_Task instructions:_ Output only the lines running from the line bearing "Generate a Python script that draws this with Plotly." through the line bearing "return (H - B - py) / PH", character for character.

_Stored data:_
****

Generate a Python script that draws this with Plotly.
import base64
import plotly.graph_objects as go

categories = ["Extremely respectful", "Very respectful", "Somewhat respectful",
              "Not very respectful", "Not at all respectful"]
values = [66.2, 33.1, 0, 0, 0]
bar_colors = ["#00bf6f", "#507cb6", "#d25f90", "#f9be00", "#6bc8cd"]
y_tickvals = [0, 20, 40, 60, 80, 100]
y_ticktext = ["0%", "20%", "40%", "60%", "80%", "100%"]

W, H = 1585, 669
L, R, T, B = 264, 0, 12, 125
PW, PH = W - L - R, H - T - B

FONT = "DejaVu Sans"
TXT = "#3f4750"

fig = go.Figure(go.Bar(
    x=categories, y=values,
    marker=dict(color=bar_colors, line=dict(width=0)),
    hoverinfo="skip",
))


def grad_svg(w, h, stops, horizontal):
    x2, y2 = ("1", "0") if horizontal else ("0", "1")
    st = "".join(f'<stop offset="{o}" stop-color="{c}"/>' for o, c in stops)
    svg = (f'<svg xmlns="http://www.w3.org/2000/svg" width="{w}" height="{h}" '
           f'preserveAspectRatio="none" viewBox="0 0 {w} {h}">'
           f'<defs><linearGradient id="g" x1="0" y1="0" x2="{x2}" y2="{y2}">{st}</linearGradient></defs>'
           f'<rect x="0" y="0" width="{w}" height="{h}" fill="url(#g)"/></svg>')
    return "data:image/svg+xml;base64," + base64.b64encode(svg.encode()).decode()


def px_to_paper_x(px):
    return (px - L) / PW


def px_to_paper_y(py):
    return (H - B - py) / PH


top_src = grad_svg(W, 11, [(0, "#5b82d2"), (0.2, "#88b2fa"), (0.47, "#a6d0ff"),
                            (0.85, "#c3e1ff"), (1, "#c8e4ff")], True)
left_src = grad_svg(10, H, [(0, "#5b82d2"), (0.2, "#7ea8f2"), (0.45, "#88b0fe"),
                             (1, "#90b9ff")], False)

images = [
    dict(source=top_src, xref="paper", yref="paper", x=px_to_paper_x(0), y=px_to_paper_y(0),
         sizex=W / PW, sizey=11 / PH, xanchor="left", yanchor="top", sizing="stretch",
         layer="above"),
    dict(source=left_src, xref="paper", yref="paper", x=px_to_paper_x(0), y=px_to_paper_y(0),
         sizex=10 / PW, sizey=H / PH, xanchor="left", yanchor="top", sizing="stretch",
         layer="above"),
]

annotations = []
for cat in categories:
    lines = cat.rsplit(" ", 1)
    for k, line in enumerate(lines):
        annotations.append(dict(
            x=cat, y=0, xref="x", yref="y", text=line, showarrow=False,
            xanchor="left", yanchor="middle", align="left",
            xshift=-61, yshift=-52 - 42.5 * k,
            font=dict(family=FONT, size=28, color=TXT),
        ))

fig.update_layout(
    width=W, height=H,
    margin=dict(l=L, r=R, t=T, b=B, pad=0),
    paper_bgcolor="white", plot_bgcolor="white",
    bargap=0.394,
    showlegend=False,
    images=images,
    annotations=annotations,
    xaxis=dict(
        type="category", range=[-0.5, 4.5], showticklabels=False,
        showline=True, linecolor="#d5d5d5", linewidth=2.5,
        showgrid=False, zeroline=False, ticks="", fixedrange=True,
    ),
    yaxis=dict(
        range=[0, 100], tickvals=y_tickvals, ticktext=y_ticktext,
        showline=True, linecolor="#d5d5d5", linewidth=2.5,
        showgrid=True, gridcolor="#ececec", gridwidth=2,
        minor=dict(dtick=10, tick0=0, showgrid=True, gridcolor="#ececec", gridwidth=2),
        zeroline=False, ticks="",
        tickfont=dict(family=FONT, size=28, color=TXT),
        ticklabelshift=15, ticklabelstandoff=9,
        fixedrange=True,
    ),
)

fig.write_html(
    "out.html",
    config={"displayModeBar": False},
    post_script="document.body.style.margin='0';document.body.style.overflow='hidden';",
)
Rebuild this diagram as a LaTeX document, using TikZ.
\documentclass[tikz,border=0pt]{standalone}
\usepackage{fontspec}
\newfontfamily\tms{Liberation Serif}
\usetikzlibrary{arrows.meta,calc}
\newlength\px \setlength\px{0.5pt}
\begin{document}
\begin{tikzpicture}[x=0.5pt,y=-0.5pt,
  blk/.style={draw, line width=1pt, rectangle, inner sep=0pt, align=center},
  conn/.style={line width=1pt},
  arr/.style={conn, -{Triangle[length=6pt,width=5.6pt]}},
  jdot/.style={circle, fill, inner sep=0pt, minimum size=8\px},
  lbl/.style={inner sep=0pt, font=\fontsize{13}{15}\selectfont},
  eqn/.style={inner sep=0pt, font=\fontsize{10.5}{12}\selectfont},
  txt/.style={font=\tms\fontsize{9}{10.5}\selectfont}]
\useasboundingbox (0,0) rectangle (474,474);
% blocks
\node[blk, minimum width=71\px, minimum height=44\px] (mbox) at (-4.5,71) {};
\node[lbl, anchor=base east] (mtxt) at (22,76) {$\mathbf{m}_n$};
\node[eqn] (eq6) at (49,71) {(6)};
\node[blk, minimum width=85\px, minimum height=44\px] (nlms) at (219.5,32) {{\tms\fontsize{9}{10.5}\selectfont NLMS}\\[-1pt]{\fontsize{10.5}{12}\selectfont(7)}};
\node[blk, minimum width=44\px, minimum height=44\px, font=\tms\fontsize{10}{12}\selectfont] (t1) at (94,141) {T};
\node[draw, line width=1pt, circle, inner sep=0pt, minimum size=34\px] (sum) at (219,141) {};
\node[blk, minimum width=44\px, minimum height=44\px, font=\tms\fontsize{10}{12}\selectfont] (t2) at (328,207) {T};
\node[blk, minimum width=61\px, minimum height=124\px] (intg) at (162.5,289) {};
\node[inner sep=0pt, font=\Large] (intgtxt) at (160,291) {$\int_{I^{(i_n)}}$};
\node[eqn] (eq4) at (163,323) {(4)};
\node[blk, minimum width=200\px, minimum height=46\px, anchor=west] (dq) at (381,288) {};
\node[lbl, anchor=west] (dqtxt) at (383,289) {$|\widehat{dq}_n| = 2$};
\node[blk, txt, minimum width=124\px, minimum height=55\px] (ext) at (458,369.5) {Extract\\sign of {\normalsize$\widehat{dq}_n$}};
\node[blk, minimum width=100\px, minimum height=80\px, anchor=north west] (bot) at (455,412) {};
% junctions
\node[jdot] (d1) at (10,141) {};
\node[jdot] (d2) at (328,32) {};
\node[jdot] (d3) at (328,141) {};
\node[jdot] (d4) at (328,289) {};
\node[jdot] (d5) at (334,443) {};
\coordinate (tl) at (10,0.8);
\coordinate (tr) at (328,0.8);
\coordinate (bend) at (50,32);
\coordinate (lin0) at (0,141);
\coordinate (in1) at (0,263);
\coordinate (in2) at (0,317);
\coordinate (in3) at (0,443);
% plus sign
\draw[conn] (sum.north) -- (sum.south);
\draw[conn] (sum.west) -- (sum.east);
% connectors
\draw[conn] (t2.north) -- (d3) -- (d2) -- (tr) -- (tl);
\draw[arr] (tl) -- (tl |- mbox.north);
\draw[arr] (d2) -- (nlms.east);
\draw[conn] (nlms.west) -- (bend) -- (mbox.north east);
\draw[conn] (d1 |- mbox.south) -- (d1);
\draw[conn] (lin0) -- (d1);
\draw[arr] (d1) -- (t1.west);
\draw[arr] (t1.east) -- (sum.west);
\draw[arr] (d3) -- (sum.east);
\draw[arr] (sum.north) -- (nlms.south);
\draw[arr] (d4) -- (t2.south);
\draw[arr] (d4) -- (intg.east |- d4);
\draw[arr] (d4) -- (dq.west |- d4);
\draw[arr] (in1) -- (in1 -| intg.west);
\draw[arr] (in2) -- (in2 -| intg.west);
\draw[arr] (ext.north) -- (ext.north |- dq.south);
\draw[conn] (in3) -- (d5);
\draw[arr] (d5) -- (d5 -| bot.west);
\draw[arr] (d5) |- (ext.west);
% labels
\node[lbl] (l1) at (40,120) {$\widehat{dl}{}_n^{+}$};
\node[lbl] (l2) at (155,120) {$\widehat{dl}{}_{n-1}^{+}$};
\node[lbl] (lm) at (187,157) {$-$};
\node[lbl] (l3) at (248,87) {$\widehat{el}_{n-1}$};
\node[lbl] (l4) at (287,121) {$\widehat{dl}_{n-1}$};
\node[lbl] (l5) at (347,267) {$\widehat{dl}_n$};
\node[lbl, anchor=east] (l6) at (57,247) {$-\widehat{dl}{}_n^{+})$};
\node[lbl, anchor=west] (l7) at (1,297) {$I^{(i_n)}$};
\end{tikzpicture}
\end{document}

****

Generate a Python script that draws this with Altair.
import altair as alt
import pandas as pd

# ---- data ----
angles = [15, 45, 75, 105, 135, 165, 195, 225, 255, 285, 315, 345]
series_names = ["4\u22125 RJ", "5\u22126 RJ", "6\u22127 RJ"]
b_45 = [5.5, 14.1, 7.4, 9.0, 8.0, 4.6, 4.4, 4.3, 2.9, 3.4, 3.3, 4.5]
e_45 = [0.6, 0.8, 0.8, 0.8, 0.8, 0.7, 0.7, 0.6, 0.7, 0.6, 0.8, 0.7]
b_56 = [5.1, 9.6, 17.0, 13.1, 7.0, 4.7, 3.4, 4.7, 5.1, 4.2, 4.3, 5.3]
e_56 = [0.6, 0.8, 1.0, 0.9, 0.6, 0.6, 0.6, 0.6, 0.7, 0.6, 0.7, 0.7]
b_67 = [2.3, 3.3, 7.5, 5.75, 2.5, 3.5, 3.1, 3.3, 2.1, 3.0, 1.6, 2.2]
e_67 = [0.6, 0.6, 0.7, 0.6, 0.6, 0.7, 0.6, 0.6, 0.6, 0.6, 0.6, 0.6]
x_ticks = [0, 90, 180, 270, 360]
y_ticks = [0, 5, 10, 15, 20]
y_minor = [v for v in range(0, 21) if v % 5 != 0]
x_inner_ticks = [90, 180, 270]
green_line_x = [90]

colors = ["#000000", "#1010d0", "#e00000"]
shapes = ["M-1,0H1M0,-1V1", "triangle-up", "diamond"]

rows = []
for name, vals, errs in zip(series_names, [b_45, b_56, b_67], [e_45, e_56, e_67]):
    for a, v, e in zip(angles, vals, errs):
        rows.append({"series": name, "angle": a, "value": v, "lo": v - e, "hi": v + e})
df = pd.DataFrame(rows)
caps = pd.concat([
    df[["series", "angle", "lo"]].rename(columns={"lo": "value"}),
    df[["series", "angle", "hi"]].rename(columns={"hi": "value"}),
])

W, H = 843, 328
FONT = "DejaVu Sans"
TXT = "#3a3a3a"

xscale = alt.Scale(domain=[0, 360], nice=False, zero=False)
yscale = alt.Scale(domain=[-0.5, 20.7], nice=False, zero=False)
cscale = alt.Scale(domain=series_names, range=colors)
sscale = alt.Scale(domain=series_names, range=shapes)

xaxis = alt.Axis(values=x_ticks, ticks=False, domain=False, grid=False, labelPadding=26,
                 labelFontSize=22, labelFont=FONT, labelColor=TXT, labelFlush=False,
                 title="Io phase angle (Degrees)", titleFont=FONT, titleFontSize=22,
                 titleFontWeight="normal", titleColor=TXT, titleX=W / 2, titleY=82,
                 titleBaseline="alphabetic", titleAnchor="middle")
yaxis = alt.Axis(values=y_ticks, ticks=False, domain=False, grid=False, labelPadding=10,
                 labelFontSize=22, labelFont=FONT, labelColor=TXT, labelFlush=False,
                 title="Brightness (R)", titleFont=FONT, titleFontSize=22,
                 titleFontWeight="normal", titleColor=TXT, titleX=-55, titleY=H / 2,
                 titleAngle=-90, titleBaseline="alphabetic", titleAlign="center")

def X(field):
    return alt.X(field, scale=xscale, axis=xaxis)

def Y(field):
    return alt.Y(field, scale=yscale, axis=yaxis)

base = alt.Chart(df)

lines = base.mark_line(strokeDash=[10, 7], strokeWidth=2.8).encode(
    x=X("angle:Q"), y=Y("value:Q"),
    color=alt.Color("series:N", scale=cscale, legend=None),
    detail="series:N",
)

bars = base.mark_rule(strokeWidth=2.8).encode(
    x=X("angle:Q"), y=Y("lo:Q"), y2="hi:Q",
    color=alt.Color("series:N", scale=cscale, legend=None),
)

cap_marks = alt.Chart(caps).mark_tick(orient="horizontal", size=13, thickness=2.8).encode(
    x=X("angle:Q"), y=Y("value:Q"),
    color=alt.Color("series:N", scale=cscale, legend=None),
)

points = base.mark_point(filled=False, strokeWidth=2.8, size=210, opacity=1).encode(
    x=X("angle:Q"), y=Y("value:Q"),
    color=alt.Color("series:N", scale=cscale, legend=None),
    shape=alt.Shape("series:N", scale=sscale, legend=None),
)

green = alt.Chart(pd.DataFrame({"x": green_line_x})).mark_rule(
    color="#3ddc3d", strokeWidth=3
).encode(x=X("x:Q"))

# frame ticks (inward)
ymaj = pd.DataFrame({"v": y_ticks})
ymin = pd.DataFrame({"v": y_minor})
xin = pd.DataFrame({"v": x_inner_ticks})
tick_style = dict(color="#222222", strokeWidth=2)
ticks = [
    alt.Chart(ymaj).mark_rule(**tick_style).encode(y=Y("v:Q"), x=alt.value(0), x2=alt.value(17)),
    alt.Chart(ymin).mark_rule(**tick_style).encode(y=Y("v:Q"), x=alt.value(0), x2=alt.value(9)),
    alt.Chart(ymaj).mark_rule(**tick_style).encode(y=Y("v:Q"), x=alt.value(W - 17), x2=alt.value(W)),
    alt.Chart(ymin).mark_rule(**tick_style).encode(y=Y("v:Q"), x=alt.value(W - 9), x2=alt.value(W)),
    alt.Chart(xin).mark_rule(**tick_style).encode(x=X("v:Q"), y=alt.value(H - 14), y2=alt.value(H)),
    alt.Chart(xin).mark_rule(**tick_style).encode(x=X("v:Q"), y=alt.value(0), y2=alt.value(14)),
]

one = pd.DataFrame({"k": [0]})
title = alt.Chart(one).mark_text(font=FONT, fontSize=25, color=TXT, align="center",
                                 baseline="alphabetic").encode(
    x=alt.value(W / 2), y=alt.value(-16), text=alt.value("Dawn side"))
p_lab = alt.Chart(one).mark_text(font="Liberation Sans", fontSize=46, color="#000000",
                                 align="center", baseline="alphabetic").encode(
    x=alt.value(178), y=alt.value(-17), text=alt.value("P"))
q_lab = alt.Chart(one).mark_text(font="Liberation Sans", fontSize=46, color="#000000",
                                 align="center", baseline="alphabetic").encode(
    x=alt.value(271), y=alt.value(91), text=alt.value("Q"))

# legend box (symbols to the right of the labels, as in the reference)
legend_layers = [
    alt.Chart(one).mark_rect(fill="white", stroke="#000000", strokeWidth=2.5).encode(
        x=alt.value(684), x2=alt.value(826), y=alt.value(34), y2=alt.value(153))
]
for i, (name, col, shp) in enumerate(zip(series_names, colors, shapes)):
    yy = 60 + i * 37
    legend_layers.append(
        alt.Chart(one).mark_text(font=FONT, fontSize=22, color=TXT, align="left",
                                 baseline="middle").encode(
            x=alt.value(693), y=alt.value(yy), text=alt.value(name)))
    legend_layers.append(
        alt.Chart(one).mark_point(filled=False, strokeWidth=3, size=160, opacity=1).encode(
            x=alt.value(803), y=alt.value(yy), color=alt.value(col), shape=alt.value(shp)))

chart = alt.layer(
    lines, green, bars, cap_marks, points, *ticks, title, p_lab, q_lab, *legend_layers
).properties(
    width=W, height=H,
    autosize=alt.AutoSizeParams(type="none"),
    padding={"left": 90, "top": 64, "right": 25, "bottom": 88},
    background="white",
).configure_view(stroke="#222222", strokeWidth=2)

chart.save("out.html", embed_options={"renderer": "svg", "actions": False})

****

_Worked solution:_
Generate a Python script that draws this with Plotly.
import base64
import plotly.graph_objects as go

categories = ["Extremely respectful", "Very respectful", "Somewhat respectful",
              "Not very respectful", "Not at all respectful"]
values = [66.2, 33.1, 0, 0, 0]
bar_colors = ["#00bf6f", "#507cb6", "#d25f90", "#f9be00", "#6bc8cd"]
y_tickvals = [0, 20, 40, 60, 80, 100]
y_ticktext = ["0%", "20%", "40%", "60%", "80%", "100%"]

W, H = 1585, 669
L, R, T, B = 264, 0, 12, 125
PW, PH = W - L - R, H - T - B

FONT = "DejaVu Sans"
TXT = "#3f4750"

fig = go.Figure(go.Bar(
    x=categories, y=values,
    marker=dict(color=bar_colors, line=dict(width=0)),
    hoverinfo="skip",
))


def grad_svg(w, h, stops, horizontal):
    x2, y2 = ("1", "0") if horizontal else ("0", "1")
    st = "".join(f'<stop offset="{o}" stop-color="{c}"/>' for o, c in stops)
    svg = (f'<svg xmlns="http://www.w3.org/2000/svg" width="{w}" height="{h}" '
           f'preserveAspectRatio="none" viewBox="0 0 {w} {h}">'
           f'<defs><linearGradient id="g" x1="0" y1="0" x2="{x2}" y2="{y2}">{st}</linearGradient></defs>'
           f'<rect x="0" y="0" width="{w}" height="{h}" fill="url(#g)"/></svg>')
    return "data:image/svg+xml;base64," + base64.b64encode(svg.encode()).decode()


def px_to_paper_x(px):
    return (px - L) / PW


def px_to_paper_y(py):
    return (H - B - py) / PH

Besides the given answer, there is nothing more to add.